A home solar power system offers significant financial and environmental benefits, but many homeowners install solar with the primary expectation of achieving complete power independence. The desire for self-sufficiency is often amplified by increasing concerns over grid reliability and the frequency of severe weather events that lead to prolonged blackouts. When the utility power fails, many assume their rooftop panels will continue to supply electricity to the home, yet this is often not the case with standard grid-tied installations. Understanding the mechanisms that govern a solar system’s operation during an outage is paramount to determining whether additional backup technology is needed to meet household power security goals.
Why Grid-Tied Solar Shuts Down
A standard grid-tied photovoltaic system is designed to immediately cease power production when the utility grid goes down, a safety requirement known as “anti-islanding.” This shutdown is mandated by regulations, such as the IEEE 1547 standard for interconnecting distributed resources with the electric power system. The system’s inverter rapidly detects the loss of the alternating current (AC) wave from the utility and disconnects the solar array from the home’s electrical panel.

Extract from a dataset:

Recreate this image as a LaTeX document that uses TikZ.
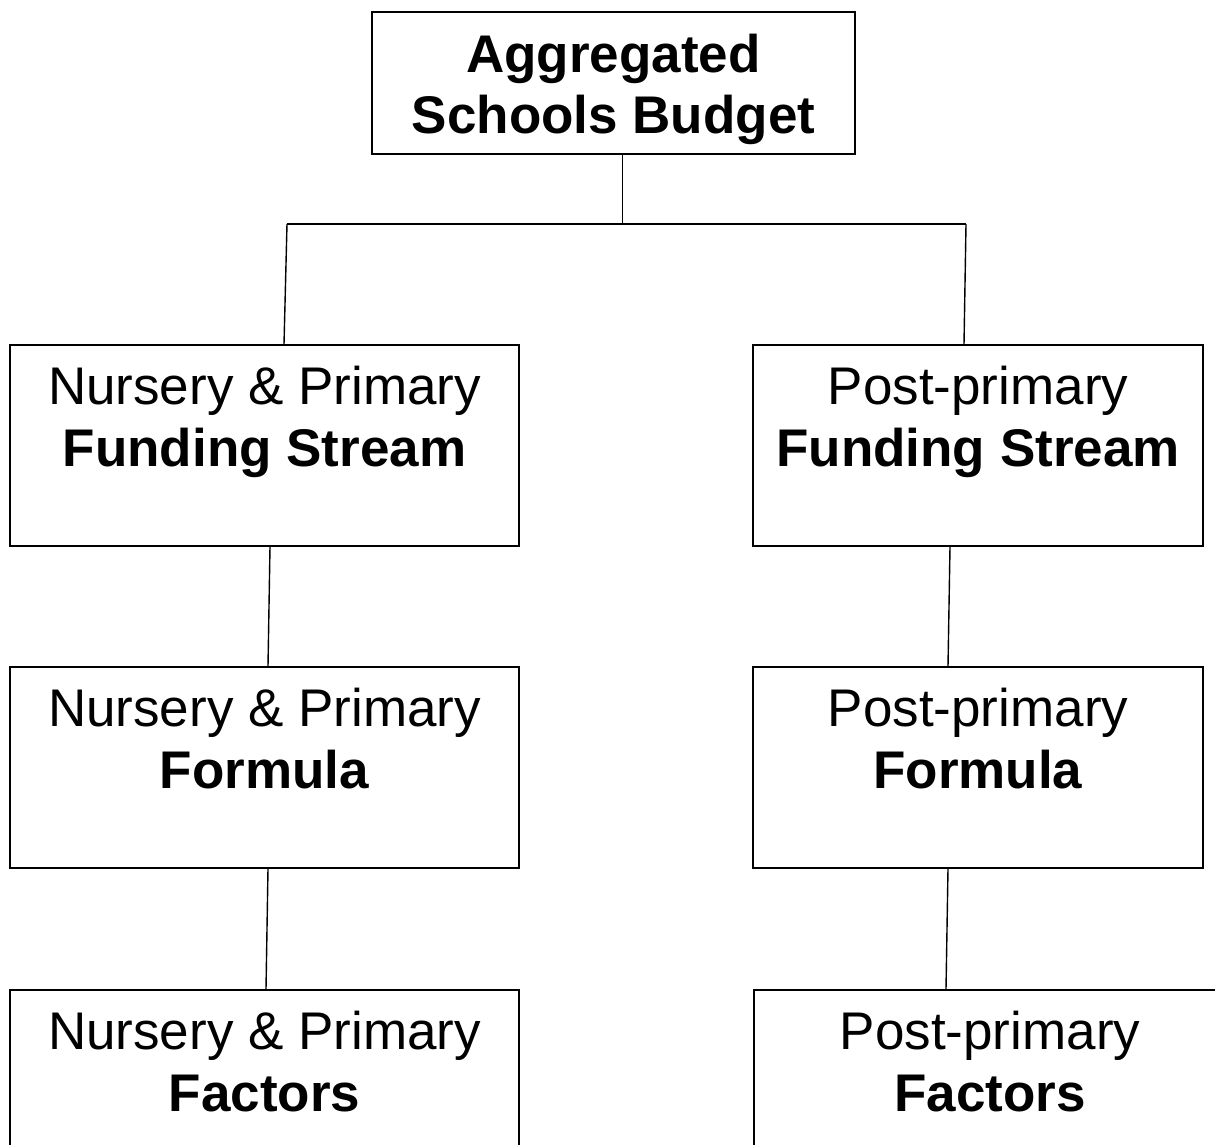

This disconnection is necessary because when a power line is de-energized, utility workers assume the line is safe to work on for repairs. If a solar system were to continue injecting power onto the line—a process called “backfeeding”—it would create a dangerous, potentially lethal voltage for the technicians. The anti-islanding function thus serves as a protective measure for personnel and equipment outside the home. Consequently, the solar panels become inert during a blackout, regardless of how much sun they are receiving, because they require the grid’s stable frequency and voltage to operate safely.
The Role of Energy Storage
The addition of an energy storage system (ESS), commonly a lithium-ion battery, fundamentally changes how a solar array interacts with a power outage. A battery system employs a specialized, advanced inverter capable of creating a stable electrical reference signal when the grid fails. This process allows the home to “island” itself from the utility, establishing a localized microgrid within the residence.
When the main power is lost, the battery inverter rapidly opens a transfer switch, physically isolating the home from the grid, and simultaneously begins supplying power to a dedicated backup load panel. This action allows the solar array to resume operation, as it now has a stable voltage and frequency signal from the battery inverter to synchronize with. The energy generated by the panels can then be used immediately by the home’s loads and any excess power is directed into recharging the battery bank.
However, battery systems are primarily sized for capacity and duration, not for whole-house power. Most residential battery solutions offer between 10 to 20 kilowatt-hours (kWh) of usable energy, which is generally sufficient to run select essential loads like a refrigerator, lights, and internet for 12 to 48 hours. They are not typically designed to power high-demand appliances, such as central air conditioning units, electric vehicle chargers, or electric ovens, due to the high surge current and continuous power requirements that can quickly drain the battery or exceed the inverter’s maximum output. Therefore, while a battery allows the solar system to function during an outage, it provides a limited, temporary solution focused on maintaining basic habitability.
When a Generator is Still Necessary
Even with a solar array and a battery bank installed, a generator serves a distinct and valuable role by offering the ability to sustain power indefinitely. The primary limitation of a battery system is its finite capacity and its reliance on weather conditions for replenishment. During extended periods of poor weather, such as multiple days of heavy cloud cover or continuous rain, the solar panels may not generate enough energy to fully recharge the batteries.
In these scenarios, a generator acts as a powerful secondary energy source, capable of both running the home’s largest loads and fully charging the battery bank, regardless of the sunlight availability. Standby generators, which are permanently installed, can run on readily available fuels like natural gas or propane and are capable of powering high-demand appliances, including well pumps and large air conditioning units, that would otherwise quickly deplete a battery. Portable generators offer a more flexible, lower-cost option but require manual setup and fueling to power only select extension cord loads or a sub-panel.
For seamless integration into a solar and battery setup, a generator requires an automatic transfer switch (ATS) to safely manage the electrical flow between the grid, the solar system, and the generator. This switch ensures that the generator never backfeeds the utility line and that the home’s power is restored automatically when the grid fails. The generator’s role is to provide fuel-based resilience for long-duration outages that exceed the battery’s runtime and to handle peak power demands that surpass the battery inverter’s output capacity.